THE EXERCISE: Starting at the line that contains "Convert this chart to matplotlib code." and stopping at the line that contains "counts = [1, 1, 4, 4]", copy every line exactly, both ends included, without the pictures.

EXTRACTED INFORMATION:
# # # # # # #

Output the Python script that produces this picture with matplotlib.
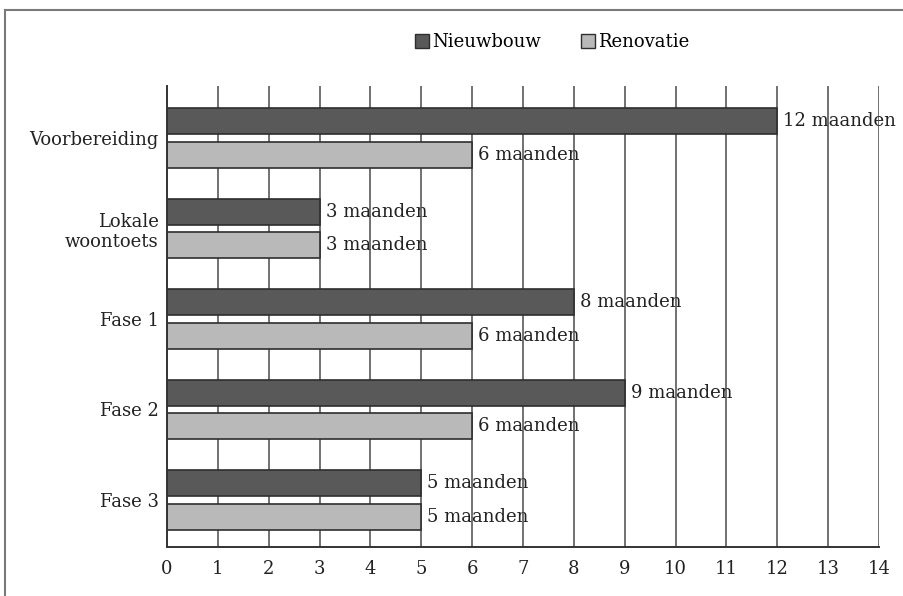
import matplotlib.pyplot as plt
import numpy as np
from matplotlib.patches import Patch

# Duration per phase, in months
phases = ["Voorbereiding", "Lokale\nwoontoets", "Fase 1", "Fase 2", "Fase 3"]
nieuwbouw = [12, 3, 8, 9, 5]
renovatie = [6, 3, 6, 6, 5]
series_names = ["Nieuwbouw", "Renovatie"]
x_ticks = list(range(0, 15))

DARK = "#595959"
LIGHT = "#b9b9b9"
EDGE = "#2e2e2e"
GRID = "#4a4a4a"
FS = 13

plt.rcParams["font.family"] = ["DejaVu Serif"]

fig = plt.figure(figsize=(9.04, 5.96), dpi=100)
ax = fig.add_axes([167 / 904, 1 - 547 / 596, (879 - 167) / 904, (547 - 86) / 596])

y = np.arange(len(phases))
h = 0.29
off = 0.185

ax.barh(y - off, nieuwbouw, height=h, color=DARK, edgecolor=EDGE, lw=1.2, zorder=3)
ax.barh(y + off, renovatie, height=h, color=LIGHT, edgecolor=EDGE, lw=1.2, zorder=3)

# value labels sit under the grid lines
for yy, v in zip(y - off, nieuwbouw):
    ax.text(v + 0.12, yy, f"{v} maanden", va="center", ha="left", fontsize=FS,
            color="#222222", zorder=1)
for yy, v in zip(y + off, renovatie):
    ax.text(v + 0.12, yy, f"{v} maanden", va="center", ha="left", fontsize=FS,
            color="#222222", zorder=1)

for xv in x_ticks[1:]:
    ax.axvline(xv, color=GRID, lw=1.1, zorder=2)

ax.set_xlim(0, 14)
ax.set_ylim(4.52, -0.575)
ax.set_xticks(x_ticks)
ax.set_yticks(y)
ax.set_yticklabels(phases, fontsize=FS, color="#222222")
ax.tick_params(axis="both", length=0, pad=6)
ax.tick_params(axis="x", labelsize=FS, labelcolor="#222222", pad=9)
for s in ["top", "right"]:
    ax.spines[s].set_visible(False)
for s in ["left", "bottom"]:
    ax.spines[s].set_color("#333333")
    ax.spines[s].set_linewidth(1.4)
    ax.spines[s].set_zorder(4)

handles = [Patch(facecolor=DARK, edgecolor=EDGE), Patch(facecolor=LIGHT, edgecolor=EDGE)]
fig.legend(handles, series_names, loc="center", bbox_to_anchor=(552 / 904, 1 - 42 / 596),
           ncol=2, frameon=False, fontsize=FS, handlelength=0.8, handleheight=0.8,
           handletextpad=0.15, columnspacing=2.2)

# outer frame, only its top and left edges fall inside the image
fig.add_artist(plt.Line2D([5 / 904, 1], [1 - 10 / 596, 1 - 10 / 596], color="#7a7a7a", lw=1.5))
fig.add_artist(plt.Line2D([5 / 904, 5 / 904], [0, 1 - 10 / 596], color="#7a7a7a", lw=1.5))

fig.savefig("out.png", dpi=100)
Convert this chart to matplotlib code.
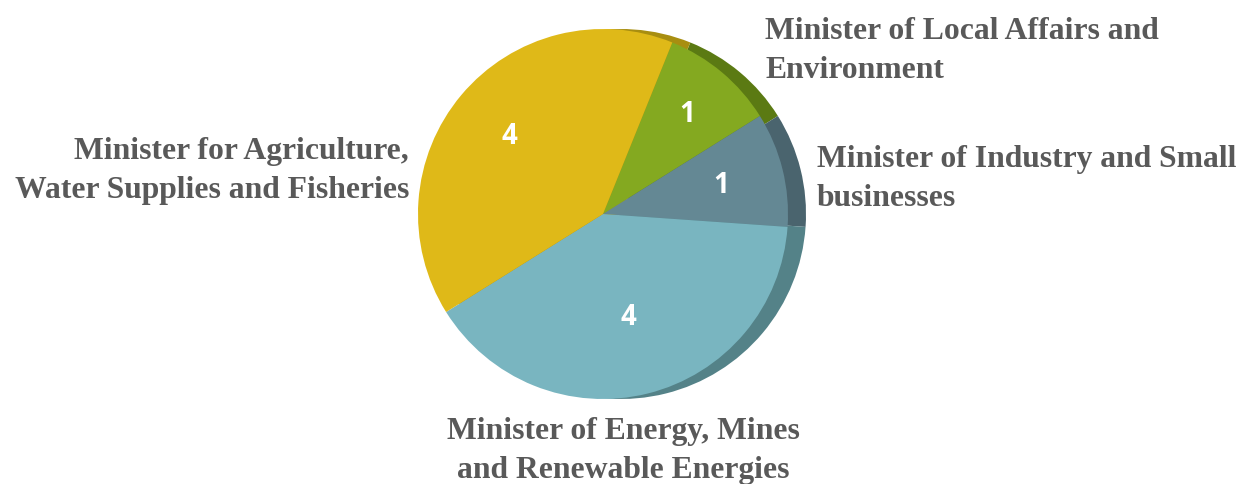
import numpy as np
import matplotlib.pyplot as plt

# slices, clockwise from the top
ministers = ['Minister of Local Affairs and\nEnvironment',
             'Minister of Industry and Small\nbusinesses',
             'Minister of Energy, Mines\nand Renewable Energies',
             'Minister for Agriculture,\nWater Supplies and Fisheries']
counts = [1, 1, 4, 4]

top_colors = ['#84a920', '#648894', '#79b5c0', '#dfb918']
side_colors = ['#5b7a13', '#4a646e', '#548288', '#a88e10']

W, H = 1251, 485
fig = plt.figure(figsize=(W / 100, H / 100), dpi=100)
ax = fig.add_axes([0, 0, 1, 1])

cx, cy, r = 603, 270, 185
depth = 18

# extruded side (darker copy shifted right)
ax.pie(counts, colors=side_colors, center=(cx + depth, cy), radius=r,
       startangle=68, counterclock=False, frame=True,
       wedgeprops=dict(linewidth=0))
wedges, _, autotexts = ax.pie(
    counts, colors=top_colors, center=(cx, cy), radius=r,
    startangle=68, counterclock=False, frame=True,
    autopct=lambda p: '%d' % round(p * sum(counts) / 100),
    pctdistance=0.65,
    wedgeprops=dict(linewidth=0),
    textprops=dict(color='white', fontsize=20, fontweight='bold',
                   family='Open Sans'))

# nudge the value labels the way the original sits
dist = [0.71, 0.66, 0.57, 0.66]
for w, t, d in zip(wedges, autotexts, dist):
    ang = np.deg2rad((w.theta1 + w.theta2) / 2)
    t.set_position((cx + d * r * np.cos(ang), cy + d * r * np.sin(ang)))

lab = dict(fontsize=22.8, fontweight='bold', family='Liberation Serif',
           color='#595959', linespacing=1.42)
ax.text(765, H - 51, ministers[0], ha='left', va='center', **lab)
ax.text(817, H - 179, ministers[1], ha='left', va='center', **lab)
ax.text(623, H - 451, ministers[2], ha='center', va='center', **lab)
ax.text(409, H - 171, ministers[3], ha='right', va='center', **lab)

ax.set_xlim(0, W)
ax.set_ylim(0, H)
ax.set_aspect('equal')
ax.axis('off')

fig.savefig('out.png', dpi=100)
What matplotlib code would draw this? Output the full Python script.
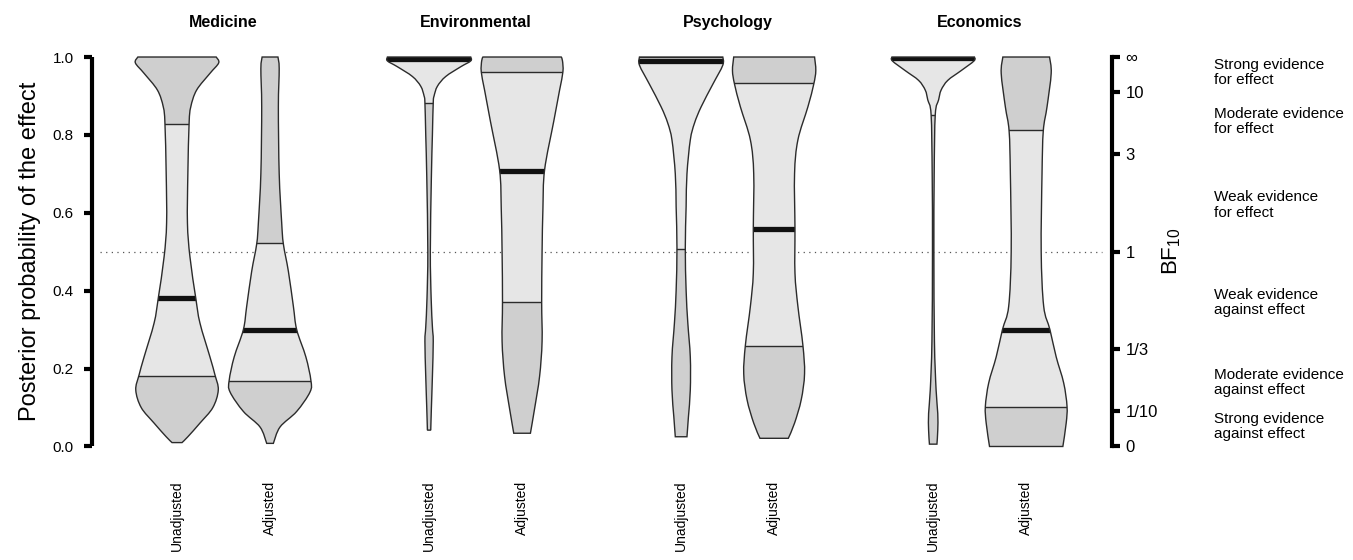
import numpy as np
import matplotlib
matplotlib.use("Agg")
import matplotlib.pyplot as plt
from matplotlib.path import Path
from matplotlib.patches import PathPatch, Rectangle

plt.rcParams['font.family'] = ['Liberation Sans', 'DejaVu Sans']

# field groups and the two conditions
fields = ["Medicine", "Environmental", "Psychology", "Economics"]
conditions = ["Unadjusted", "Adjusted"]

# violin outlines: posterior probability levels and relative density (1 = widest)
med_u_y = [0.01, 0.025, 0.06, 0.10, 0.145, 0.184, 0.23, 0.317, 0.381, 0.487, 0.574, 0.70, 0.83, 0.872, 0.915, 0.958, 0.985, 1.0]
med_u_d = [0.12, 0.26, 0.55, 0.86, 0.99, 0.91, 0.79, 0.55, 0.45, 0.31, 0.25, 0.26, 0.29, 0.33, 0.47, 0.79, 1.0, 0.94]
med_a_y = [0.008, 0.05, 0.09, 0.14, 0.17, 0.23, 0.30, 0.36, 0.45, 0.52, 0.574, 0.70, 0.872, 0.97, 1.0]
med_a_d = [0.08, 0.24, 0.64, 0.96, 0.98, 0.86, 0.64, 0.56, 0.44, 0.32, 0.28, 0.22, 0.20, 0.22, 0.19]
env_u_y = [0.042, 0.097, 0.18, 0.27, 0.307, 0.38, 0.5, 0.69, 0.80, 0.883, 0.9, 0.925, 0.95, 0.975, 0.99, 1.0]
env_u_d = [0.04, 0.055, 0.08, 0.10, 0.08, 0.05, 0.03, 0.055, 0.08, 0.10, 0.12, 0.20, 0.40, 0.76, 1.0, 1.0]
env_a_y = [0.034, 0.097, 0.18, 0.27, 0.37, 0.5, 0.61, 0.71, 0.835, 0.915, 0.962, 0.99, 1.0]
env_a_d = [0.20, 0.30, 0.42, 0.48, 0.47, 0.48, 0.50, 0.54, 0.76, 0.90, 0.98, 0.97, 0.94]
psy_u_y = [0.025, 0.076, 0.145, 0.23, 0.318, 0.40, 0.51, 0.616, 0.70, 0.787, 0.83, 0.872, 0.93, 0.979, 1.0]
psy_u_d = [0.14, 0.175, 0.22, 0.22, 0.16, 0.12, 0.10, 0.12, 0.14, 0.22, 0.32, 0.48, 0.76, 1.0, 1.0]
psy_a_y = [0.021, 0.06, 0.12, 0.187, 0.26, 0.36, 0.445, 0.56, 0.70, 0.787, 0.872, 0.93, 0.965, 1.0]
psy_a_d = [0.34, 0.49, 0.65, 0.73, 0.69, 0.57, 0.50, 0.50, 0.49, 0.57, 0.81, 0.95, 1.0, 0.97]
eco_u_y = [0.006, 0.042, 0.085, 0.145, 0.27, 0.5, 0.70, 0.852, 0.89, 0.915, 0.94, 0.965, 0.99, 1.0]
eco_u_d = [0.09, 0.11, 0.11, 0.07, 0.03, 0.017, 0.024, 0.05, 0.13, 0.19, 0.35, 0.67, 0.98, 0.99]
eco_a_y = [0.0, 0.06, 0.103, 0.163, 0.23, 0.30, 0.36, 0.5, 0.70, 0.81, 0.872, 0.958, 1.0]
eco_a_d = [0.88, 0.96, 0.98, 0.90, 0.72, 0.57, 0.42, 0.36, 0.38, 0.41, 0.50, 0.60, 0.56]

# lower quartile, median, upper quartile for each violin
q1 = [0.182, 0.169, 0.881, 0.37, 0.507, 0.258, 0.851, 0.102]
medians = [0.38, 0.299, 0.995, 0.708, 0.99, 0.558, 0.997, 0.298]
q3 = [0.828, 0.523, 1.0, 0.962, 1.0, 0.932, 1.0, 0.812]

profiles = [(med_u_y, med_u_d), (med_a_y, med_a_d), (env_u_y, env_u_d), (env_a_y, env_a_d),
            (psy_u_y, psy_u_d), (psy_a_y, psy_a_d), (eco_u_y, eco_u_d), (eco_a_y, eco_a_d)]

# Bayes factor scale on the right
bf_labels = ["0", "1/10", "1/3", "1", "3", "10", "\u221e"]
bf_values = [0, 1 / 10, 1 / 3, 1, 3, 10, np.inf]
evidence = ["Strong evidence\nfor effect", "Moderate evidence\nfor effect", "Weak evidence\nfor effect",
            "Weak evidence\nagainst effect", "Moderate evidence\nagainst effect", "Strong evidence\nagainst effect"]
evidence_y = [0.96, 0.835, 0.62, 0.37, 0.165, 0.052]

LIGHT = "#e6e6e6"
DARK = "#cfcfcf"
EDGE = "#2b2b2b"
HALF = 0.448
group_pos = [0, 2.71, 5.42, 8.13]


def side_curve(pts):
    # catmull-rom through the read points, handed to matplotlib as bezier segments
    n = len(pts)
    verts, codes = [], []
    for i in range(n - 1):
        p0 = pts[max(i - 1, 0)]
        p1 = pts[i]
        p2 = pts[i + 1]
        p3 = pts[min(i + 2, n - 1)]
        verts += [p1 + (p2 - p0) / 6, p2 - (p3 - p1) / 6, p2]
        codes += [Path.CURVE4] * 3
    return verts, codes


def violin_path(x, ys, ds):
    ys = np.array(ys)
    w = np.array(ds) * HALF
    right = np.column_stack([x + w, ys])
    left = np.column_stack([x - w, ys])[::-1]
    verts = [right[0]]
    codes = [Path.MOVETO]
    v, c = side_curve(right)
    verts += v
    codes += c
    verts.append(left[0])
    codes.append(Path.LINETO)
    v, c = side_curve(left)
    verts += v
    codes += c
    verts.append(right[0])
    codes.append(Path.CLOSEPOLY)
    return Path(verts, codes)


fig = plt.figure(figsize=(13.53, 5.6), dpi=100)
ax = fig.add_axes([0.0678, 0.1888, 0.7539, 0.7233])
ax.set_xlim(-0.917, 10.05)
ax.set_ylim(-0.02, 1.02)

positions = []
for g in group_pos:
    positions += [g, g + 1]

ax.plot([-0.828, 9.946], [0.5, 0.5], color="#555555", lw=0.9, ls=(0, (1, 3.5)), zorder=1)

for i, (x, (ys, ds)) in enumerate(zip(positions, profiles)):
    path = violin_path(x, ys, ds)
    body = PathPatch(path, facecolor=LIGHT, edgecolor="none", zorder=2)
    ax.add_patch(body)
    lo = Rectangle((x - 1, -1), 2, 1 + q1[i], facecolor=DARK, edgecolor="none", zorder=3)
    hi = Rectangle((x - 1, q3[i]), 2, 2, facecolor=DARK, edgecolor="none", zorder=3)
    for r in (lo, hi):
        ax.add_patch(r)
        r.set_clip_path(body)
    for q in (q1[i], q3[i]):
        ln, = ax.plot([x - 1, x + 1], [q, q], color=EDGE, lw=1.0, zorder=4)
        ln.set_clip_path(body)
    ln, = ax.plot([x - 1, x + 1], [medians[i], medians[i]], color="#111111", lw=3.8,
                  solid_capstyle="butt", zorder=5)
    ln.set_clip_path(body)
    ax.add_patch(PathPatch(path, facecolor="none", edgecolor=EDGE, lw=1.0, zorder=6))

for g, name in zip(group_pos, fields):
    ax.text(g + 0.5, 1.065, name, ha="center", va="center", fontsize=11.5, fontweight="bold",
            transform=ax.get_xaxis_transform())

ax.set_xticks(positions)
ax.set_xticklabels(conditions * 4, rotation=90, fontsize=10)
ax.tick_params(axis="x", length=0, pad=19)

ax.set_yticks([0, 0.2, 0.4, 0.6, 0.8, 1.0])
ax.set_yticklabels(["0.0", "0.2", "0.4", "0.6", "0.8", "1.0"], fontsize=11)
ax.tick_params(axis="y", length=6, width=3, pad=7, color="black")
ax.set_ylabel("Posterior probability of the effect", fontsize=17, labelpad=8)

for s in ["top", "bottom"]:
    ax.spines[s].set_visible(False)
ax.spines["right"].set_visible(False)
ax.spines["left"].set_linewidth(3)
ax.spines["left"].set_bounds(0, 1)
ax.spines["left"].set_capstyle("butt")

ax2 = ax.twinx()
ax2.set_ylim(ax.get_ylim())
probs = [b / (1 + b) if np.isfinite(b) else 1.0 for b in bf_values]
ax2.set_yticks(probs)
ax2.set_yticklabels(bf_labels, fontsize=12)
ax2.tick_params(axis="y", length=6, width=3, pad=4)
for s in ["top", "bottom", "left"]:
    ax2.spines[s].set_visible(False)
ax2.spines["right"].set_linewidth(3)
ax2.spines["right"].set_bounds(0, 1)
ax2.set_ylabel(r"$\mathregular{BF_{10}}$", fontsize=16, labelpad=2)

for ytxt, txt in zip(evidence_y, evidence):
    ax2.text(1.1, ytxt, txt, ha="left", va="center", fontsize=11, linespacing=1.1,
             transform=ax2.get_yaxis_transform())

fig.savefig("out.png", dpi=100)
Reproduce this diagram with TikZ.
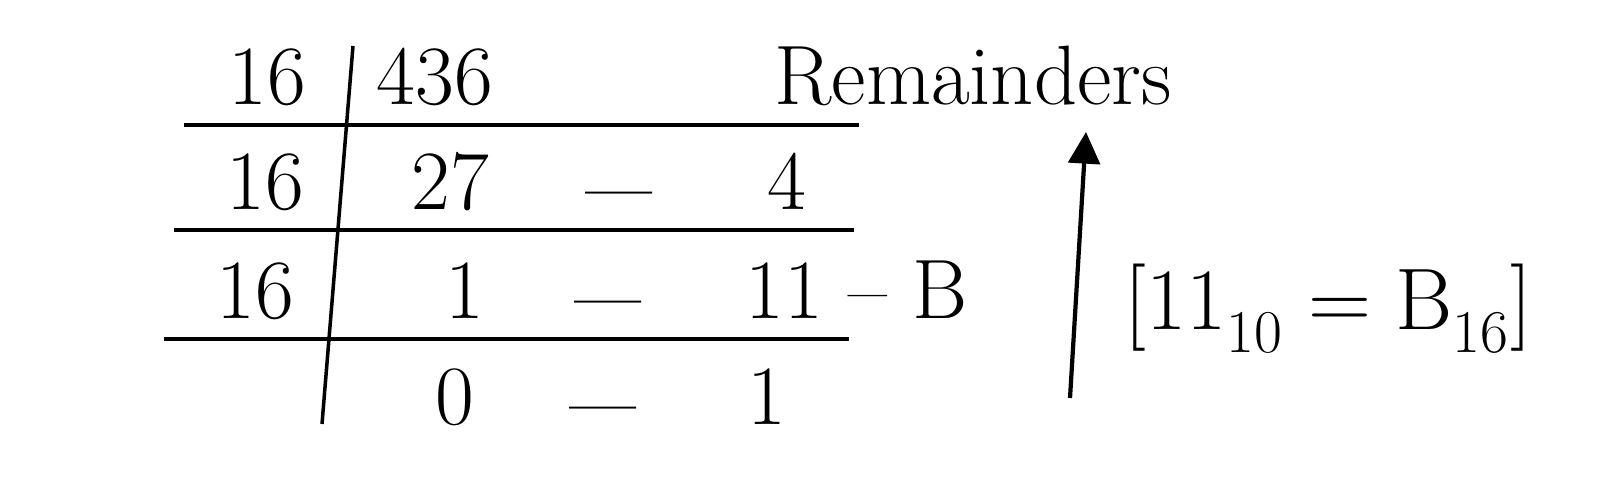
\documentclass[tikz,border=0pt]{standalone}
\usetikzlibrary{arrows.meta}
\begin{document}
\begin{tikzpicture}[
	every node/.style={inner sep=0pt, font=\fontsize{24}{28}\selectfont, text height=15.5pt, text depth=0pt},
	dashsign/.style={font=\fontsize{17}{20}\selectfont\bfseries},
	rule/.style={line width=1pt}
	]
	\useasboundingbox (0,0) rectangle (16,4.8);
	
	% divisors
	\node [anchor=east] (d1) at (3.07,4.03) {16};
	\node [anchor=east] (d2) at (3.05,2.98) {16};
	\node [anchor=east] (d3) at (2.95,1.89) {16};
	
	% quotients
	\node [anchor=west] (q0) at (3.76,4.03) {436};
	\node (q1) at (4.50,2.98) {27};
	\node (q2) at (4.65,1.89) {1};
	\node (q3) at (4.55,0.83) {0};
	
	% dashes
	\node [dashsign] (s1) at (6.19,2.98) {---};
	\node [dashsign] (s2) at (6.08,1.89) {---};
	\node [dashsign] (s3) at (6.03,0.83) {---};
	
	% remainders
	\node (head) at (9.73,4.03) {Remainders};
	\node (r1) at (7.87,2.98) {4};
	\node [anchor=west] (r2) at (7.45,1.89) {11 -- B};
	\node (r3) at (7.67,0.83) {1};
	
	% vertical axis
	\draw [rule] (3.53,4.34) -- (3.22,0.56);
	
	% horizontal axes
	\draw [rule] (1.84,3.55) -- (8.59,3.55);
	\draw [rule] (1.74,2.50) -- (8.54,2.50);
	\draw [rule] (1.64,1.41) -- (8.49,1.41);
	
	% reading direction
	\coordinate (lo) at (10.70,0.82);
	\coordinate (hi) at (10.86,3.48);
	\draw [line width=1.2pt, -{Triangle[length=9pt,width=9pt]}] (lo) -- (hi);
	
	% additional information
	\node [anchor=west] (note) at (11.24,1.78)
		{$[11_{\lower3pt\hbox{$\scriptstyle 10$}} = \mathrm{B}_{\lower3pt\hbox{$\scriptstyle 16$}}]$};
	
\end{tikzpicture}
\end{document}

# # # # # # #

RESPONSE TO THIS TASK:
Convert this chart to matplotlib code.
import numpy as np
import matplotlib.pyplot as plt

# slices, clockwise from the top
ministers = ['Minister of Local Affairs and\nEnvironment',
             'Minister of Industry and Small\nbusinesses',
             'Minister of Energy, Mines\nand Renewable Energies',
             'Minister for Agriculture,\nWater Supplies and Fisheries']
counts = [1, 1, 4, 4]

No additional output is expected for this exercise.